- [INFORMATION GIVEN]
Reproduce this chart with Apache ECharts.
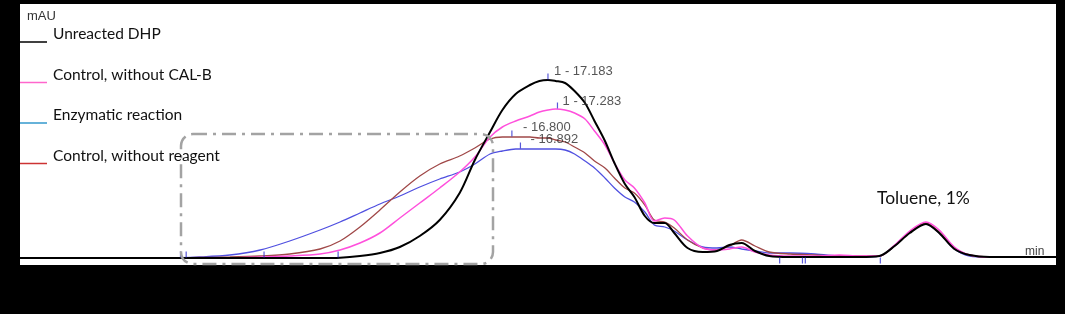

--

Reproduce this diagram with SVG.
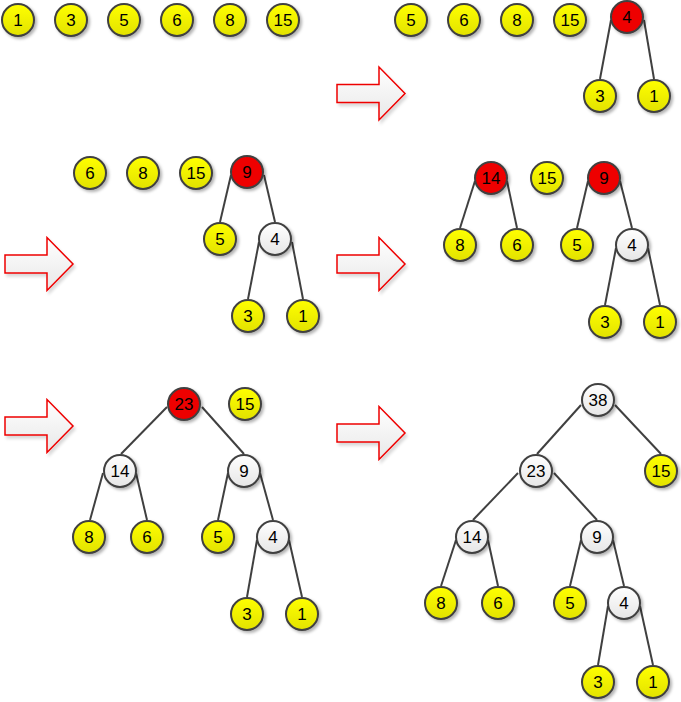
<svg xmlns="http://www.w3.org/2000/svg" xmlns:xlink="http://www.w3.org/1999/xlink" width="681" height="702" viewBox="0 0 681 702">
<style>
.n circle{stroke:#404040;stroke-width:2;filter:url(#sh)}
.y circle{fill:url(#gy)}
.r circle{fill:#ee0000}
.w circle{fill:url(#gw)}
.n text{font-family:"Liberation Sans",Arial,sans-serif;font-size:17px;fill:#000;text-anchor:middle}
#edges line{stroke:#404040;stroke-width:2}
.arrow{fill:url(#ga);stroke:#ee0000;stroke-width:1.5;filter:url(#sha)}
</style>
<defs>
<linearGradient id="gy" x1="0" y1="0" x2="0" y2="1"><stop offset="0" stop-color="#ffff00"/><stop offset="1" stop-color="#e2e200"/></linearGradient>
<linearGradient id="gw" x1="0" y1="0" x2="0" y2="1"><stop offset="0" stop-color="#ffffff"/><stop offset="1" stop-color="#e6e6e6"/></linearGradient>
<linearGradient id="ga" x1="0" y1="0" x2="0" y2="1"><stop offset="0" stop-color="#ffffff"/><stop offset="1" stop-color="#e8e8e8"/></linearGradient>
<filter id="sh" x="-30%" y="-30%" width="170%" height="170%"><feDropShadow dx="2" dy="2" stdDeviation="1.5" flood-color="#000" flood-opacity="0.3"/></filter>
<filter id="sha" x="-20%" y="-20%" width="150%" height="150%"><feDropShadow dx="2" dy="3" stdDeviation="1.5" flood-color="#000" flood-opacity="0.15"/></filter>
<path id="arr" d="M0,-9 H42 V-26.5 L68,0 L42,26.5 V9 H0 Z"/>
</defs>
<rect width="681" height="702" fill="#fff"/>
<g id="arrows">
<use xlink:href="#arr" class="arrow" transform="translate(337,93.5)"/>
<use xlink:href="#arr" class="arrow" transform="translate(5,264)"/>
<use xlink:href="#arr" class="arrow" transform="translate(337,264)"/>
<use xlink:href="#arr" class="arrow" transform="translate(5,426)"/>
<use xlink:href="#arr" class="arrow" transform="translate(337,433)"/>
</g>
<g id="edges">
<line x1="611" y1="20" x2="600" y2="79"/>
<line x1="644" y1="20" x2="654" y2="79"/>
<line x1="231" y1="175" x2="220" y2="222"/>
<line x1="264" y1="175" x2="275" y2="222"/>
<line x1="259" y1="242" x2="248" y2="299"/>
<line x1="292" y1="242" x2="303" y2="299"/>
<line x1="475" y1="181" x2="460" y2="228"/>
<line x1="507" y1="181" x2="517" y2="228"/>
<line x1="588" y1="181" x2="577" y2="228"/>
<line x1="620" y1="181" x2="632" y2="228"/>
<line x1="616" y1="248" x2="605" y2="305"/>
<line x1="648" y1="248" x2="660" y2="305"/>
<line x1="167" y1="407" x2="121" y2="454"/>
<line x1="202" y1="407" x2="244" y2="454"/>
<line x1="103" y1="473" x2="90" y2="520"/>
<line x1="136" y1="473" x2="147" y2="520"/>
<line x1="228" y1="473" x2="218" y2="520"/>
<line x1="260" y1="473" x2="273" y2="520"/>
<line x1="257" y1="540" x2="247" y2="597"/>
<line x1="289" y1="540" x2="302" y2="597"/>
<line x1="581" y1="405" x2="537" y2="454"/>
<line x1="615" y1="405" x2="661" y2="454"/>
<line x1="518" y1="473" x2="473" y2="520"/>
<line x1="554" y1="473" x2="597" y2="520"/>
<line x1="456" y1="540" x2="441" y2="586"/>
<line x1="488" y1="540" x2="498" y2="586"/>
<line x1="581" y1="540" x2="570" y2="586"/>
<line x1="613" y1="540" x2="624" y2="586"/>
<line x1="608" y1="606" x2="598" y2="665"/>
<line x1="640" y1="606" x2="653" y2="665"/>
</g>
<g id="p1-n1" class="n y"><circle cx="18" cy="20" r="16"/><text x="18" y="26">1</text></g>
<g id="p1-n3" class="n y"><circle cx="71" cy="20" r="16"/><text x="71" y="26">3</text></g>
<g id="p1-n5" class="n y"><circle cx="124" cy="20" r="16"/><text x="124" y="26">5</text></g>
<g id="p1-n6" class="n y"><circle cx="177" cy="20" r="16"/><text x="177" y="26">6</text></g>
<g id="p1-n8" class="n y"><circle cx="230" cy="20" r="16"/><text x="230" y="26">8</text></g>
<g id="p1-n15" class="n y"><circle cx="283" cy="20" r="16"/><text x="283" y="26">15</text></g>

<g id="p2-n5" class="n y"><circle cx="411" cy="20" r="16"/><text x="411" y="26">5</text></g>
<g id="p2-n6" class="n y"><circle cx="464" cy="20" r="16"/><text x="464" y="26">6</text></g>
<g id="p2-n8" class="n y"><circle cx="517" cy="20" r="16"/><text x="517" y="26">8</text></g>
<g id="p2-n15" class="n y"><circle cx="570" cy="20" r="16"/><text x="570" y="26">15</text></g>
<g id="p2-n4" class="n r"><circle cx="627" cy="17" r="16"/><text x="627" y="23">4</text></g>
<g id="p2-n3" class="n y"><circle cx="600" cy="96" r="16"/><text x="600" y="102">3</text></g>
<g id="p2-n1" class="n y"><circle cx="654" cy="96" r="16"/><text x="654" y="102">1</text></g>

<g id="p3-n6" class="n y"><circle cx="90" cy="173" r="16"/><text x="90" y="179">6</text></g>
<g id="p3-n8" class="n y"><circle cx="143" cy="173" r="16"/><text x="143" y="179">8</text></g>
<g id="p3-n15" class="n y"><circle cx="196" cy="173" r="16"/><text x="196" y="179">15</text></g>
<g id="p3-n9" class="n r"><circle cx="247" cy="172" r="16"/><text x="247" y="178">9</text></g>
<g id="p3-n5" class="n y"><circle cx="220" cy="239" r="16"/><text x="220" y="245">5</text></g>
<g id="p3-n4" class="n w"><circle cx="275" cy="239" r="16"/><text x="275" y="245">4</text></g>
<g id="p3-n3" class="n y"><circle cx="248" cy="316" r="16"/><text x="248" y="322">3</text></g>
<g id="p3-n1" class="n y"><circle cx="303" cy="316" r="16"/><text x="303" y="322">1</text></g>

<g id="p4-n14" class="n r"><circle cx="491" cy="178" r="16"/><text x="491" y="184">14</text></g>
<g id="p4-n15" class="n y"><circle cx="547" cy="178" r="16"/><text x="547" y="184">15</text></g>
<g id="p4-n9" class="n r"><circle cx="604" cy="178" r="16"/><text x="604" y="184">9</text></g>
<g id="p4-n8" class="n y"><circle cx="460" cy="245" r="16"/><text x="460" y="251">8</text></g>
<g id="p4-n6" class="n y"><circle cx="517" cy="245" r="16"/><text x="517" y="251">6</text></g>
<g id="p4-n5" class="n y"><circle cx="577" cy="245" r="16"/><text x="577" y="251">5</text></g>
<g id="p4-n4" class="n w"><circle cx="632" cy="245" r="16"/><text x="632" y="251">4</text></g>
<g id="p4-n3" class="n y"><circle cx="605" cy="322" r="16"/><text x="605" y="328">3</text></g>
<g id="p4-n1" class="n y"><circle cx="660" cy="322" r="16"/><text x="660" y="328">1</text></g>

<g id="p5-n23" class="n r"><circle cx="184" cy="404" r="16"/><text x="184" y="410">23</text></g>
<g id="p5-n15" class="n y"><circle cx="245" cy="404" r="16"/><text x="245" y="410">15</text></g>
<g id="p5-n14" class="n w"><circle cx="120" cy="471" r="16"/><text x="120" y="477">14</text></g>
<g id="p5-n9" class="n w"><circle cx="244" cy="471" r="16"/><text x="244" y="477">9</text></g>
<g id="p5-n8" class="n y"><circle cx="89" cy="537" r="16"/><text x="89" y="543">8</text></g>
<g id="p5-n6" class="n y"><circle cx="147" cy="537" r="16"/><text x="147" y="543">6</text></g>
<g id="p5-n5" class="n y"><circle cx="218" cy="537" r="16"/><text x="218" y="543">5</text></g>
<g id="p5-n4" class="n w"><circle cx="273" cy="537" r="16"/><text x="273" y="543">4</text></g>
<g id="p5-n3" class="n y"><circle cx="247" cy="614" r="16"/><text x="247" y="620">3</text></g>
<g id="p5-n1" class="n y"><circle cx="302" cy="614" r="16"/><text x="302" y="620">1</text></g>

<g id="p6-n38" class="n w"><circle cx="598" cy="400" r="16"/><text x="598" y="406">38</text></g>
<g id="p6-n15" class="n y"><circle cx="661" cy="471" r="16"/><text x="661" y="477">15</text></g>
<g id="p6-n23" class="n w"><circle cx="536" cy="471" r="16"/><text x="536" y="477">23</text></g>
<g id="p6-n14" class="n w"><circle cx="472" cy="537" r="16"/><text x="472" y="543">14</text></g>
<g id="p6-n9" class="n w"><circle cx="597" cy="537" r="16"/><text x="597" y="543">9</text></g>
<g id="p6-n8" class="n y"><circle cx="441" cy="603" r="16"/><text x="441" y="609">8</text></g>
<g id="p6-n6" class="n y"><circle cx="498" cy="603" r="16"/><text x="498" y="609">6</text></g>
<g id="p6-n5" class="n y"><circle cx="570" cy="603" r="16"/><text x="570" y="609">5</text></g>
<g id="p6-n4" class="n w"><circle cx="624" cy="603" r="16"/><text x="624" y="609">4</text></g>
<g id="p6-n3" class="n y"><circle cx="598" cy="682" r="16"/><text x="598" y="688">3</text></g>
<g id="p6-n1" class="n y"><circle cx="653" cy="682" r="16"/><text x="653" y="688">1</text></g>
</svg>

- [DO THIS] Take every line that includes the string "Reproduce" and copy it.

- [TASK RESULT]
Reproduce this chart with Apache ECharts.
Reproduce this diagram with SVG.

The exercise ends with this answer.